DATA BLOCK:
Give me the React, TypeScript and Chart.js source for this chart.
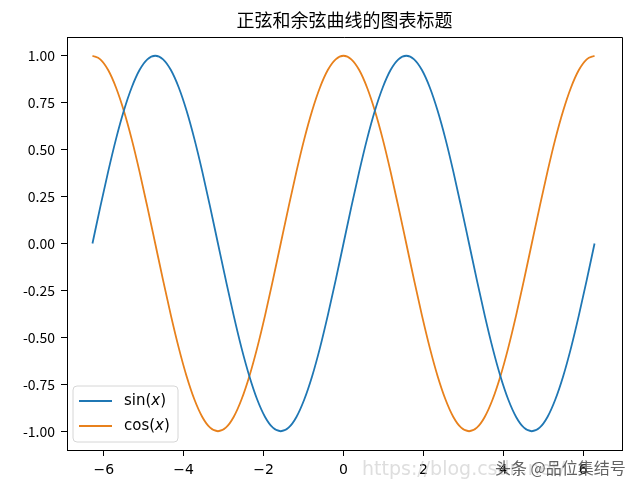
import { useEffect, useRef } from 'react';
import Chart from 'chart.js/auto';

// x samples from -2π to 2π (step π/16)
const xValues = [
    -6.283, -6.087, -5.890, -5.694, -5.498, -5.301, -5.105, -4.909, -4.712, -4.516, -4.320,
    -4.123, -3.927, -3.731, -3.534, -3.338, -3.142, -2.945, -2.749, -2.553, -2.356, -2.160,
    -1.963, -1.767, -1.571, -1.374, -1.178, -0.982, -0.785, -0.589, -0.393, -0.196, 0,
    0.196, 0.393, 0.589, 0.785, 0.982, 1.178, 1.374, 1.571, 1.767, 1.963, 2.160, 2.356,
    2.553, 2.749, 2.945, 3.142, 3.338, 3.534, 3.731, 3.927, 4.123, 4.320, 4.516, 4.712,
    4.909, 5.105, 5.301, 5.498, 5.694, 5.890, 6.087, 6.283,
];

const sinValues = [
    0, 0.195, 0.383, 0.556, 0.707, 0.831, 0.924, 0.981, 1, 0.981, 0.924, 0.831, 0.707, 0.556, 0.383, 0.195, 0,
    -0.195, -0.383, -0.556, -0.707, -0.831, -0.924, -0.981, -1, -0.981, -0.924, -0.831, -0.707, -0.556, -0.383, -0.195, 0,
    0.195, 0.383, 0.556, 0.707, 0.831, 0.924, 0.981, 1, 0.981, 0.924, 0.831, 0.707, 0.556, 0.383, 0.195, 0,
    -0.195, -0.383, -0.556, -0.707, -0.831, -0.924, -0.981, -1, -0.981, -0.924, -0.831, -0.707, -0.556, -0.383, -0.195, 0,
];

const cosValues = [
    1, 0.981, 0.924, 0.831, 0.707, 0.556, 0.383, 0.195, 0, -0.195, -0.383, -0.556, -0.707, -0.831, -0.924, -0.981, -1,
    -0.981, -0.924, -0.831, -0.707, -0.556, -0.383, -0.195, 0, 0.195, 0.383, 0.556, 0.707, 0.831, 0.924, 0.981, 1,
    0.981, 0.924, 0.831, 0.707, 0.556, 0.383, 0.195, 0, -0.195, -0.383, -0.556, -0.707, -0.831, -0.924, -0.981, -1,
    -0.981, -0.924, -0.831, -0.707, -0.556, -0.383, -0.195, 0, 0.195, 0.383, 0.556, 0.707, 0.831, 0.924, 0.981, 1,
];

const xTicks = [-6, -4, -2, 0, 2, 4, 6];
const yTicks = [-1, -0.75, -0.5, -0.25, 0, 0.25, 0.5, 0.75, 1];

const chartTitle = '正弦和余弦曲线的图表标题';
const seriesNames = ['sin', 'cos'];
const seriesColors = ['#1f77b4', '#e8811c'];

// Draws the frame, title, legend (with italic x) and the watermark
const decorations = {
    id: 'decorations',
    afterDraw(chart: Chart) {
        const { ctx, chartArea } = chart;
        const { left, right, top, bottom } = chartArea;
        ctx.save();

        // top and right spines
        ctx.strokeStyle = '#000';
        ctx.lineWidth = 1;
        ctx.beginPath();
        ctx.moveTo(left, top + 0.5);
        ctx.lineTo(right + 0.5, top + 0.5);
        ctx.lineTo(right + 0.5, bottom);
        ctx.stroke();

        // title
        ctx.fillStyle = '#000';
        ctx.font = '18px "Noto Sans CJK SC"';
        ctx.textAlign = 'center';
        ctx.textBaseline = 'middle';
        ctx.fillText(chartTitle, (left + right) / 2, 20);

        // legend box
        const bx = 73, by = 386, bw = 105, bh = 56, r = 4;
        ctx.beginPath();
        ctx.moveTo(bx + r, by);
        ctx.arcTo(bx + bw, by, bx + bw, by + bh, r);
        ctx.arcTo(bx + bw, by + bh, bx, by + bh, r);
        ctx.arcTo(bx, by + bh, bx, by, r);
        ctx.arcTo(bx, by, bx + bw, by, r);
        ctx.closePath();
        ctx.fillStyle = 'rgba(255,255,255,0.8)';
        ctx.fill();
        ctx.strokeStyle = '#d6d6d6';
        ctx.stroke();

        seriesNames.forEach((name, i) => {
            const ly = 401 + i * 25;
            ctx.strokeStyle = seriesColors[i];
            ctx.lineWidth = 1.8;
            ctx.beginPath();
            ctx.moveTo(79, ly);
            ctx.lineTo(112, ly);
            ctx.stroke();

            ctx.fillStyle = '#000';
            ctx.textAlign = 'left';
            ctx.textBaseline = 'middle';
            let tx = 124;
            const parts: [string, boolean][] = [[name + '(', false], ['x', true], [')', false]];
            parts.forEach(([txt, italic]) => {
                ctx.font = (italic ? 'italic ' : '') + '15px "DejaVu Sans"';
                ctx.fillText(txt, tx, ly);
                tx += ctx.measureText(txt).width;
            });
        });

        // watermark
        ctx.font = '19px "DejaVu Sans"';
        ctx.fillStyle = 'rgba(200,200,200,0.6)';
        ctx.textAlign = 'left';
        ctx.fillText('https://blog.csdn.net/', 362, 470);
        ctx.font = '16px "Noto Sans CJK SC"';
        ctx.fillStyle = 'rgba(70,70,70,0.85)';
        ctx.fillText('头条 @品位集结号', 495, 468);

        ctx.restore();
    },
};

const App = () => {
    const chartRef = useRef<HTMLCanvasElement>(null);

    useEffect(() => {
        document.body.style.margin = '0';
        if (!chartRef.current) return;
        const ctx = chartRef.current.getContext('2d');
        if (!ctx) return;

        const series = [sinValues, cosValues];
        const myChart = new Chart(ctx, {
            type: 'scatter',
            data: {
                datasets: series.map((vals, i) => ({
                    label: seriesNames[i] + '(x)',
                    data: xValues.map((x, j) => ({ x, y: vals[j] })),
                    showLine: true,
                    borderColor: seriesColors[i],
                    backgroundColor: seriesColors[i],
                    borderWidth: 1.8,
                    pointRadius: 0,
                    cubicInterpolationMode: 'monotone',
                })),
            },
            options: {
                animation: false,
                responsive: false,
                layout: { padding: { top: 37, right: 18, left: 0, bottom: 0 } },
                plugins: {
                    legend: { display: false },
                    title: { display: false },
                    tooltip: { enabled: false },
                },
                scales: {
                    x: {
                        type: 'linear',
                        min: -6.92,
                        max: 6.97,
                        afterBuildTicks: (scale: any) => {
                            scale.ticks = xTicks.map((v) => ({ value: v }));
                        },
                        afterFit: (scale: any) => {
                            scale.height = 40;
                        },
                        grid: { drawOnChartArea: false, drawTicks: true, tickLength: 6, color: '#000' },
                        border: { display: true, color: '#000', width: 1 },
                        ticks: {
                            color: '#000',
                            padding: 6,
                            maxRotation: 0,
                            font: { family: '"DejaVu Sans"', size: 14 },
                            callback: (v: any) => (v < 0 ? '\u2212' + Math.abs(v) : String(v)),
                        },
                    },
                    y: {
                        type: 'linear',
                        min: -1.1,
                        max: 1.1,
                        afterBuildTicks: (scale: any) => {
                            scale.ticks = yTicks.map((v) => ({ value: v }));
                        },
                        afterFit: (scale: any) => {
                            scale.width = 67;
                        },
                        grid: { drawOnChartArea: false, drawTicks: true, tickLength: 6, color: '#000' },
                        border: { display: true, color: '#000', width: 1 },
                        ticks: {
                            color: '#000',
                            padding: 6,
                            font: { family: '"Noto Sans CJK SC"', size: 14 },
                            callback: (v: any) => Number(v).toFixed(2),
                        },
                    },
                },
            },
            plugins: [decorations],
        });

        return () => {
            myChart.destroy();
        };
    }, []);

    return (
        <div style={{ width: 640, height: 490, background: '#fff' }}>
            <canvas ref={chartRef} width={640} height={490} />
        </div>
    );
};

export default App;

STATED EXERCISE: Everything from the first line of the listing above through the line that contains "import Chart from 'chart.js/auto';" is to be restated word for word, minus the pictures.

FULL ANSWER:
Give me the React, TypeScript and Chart.js source for this chart.
import { useEffect, useRef } from 'react';
import Chart from 'chart.js/auto';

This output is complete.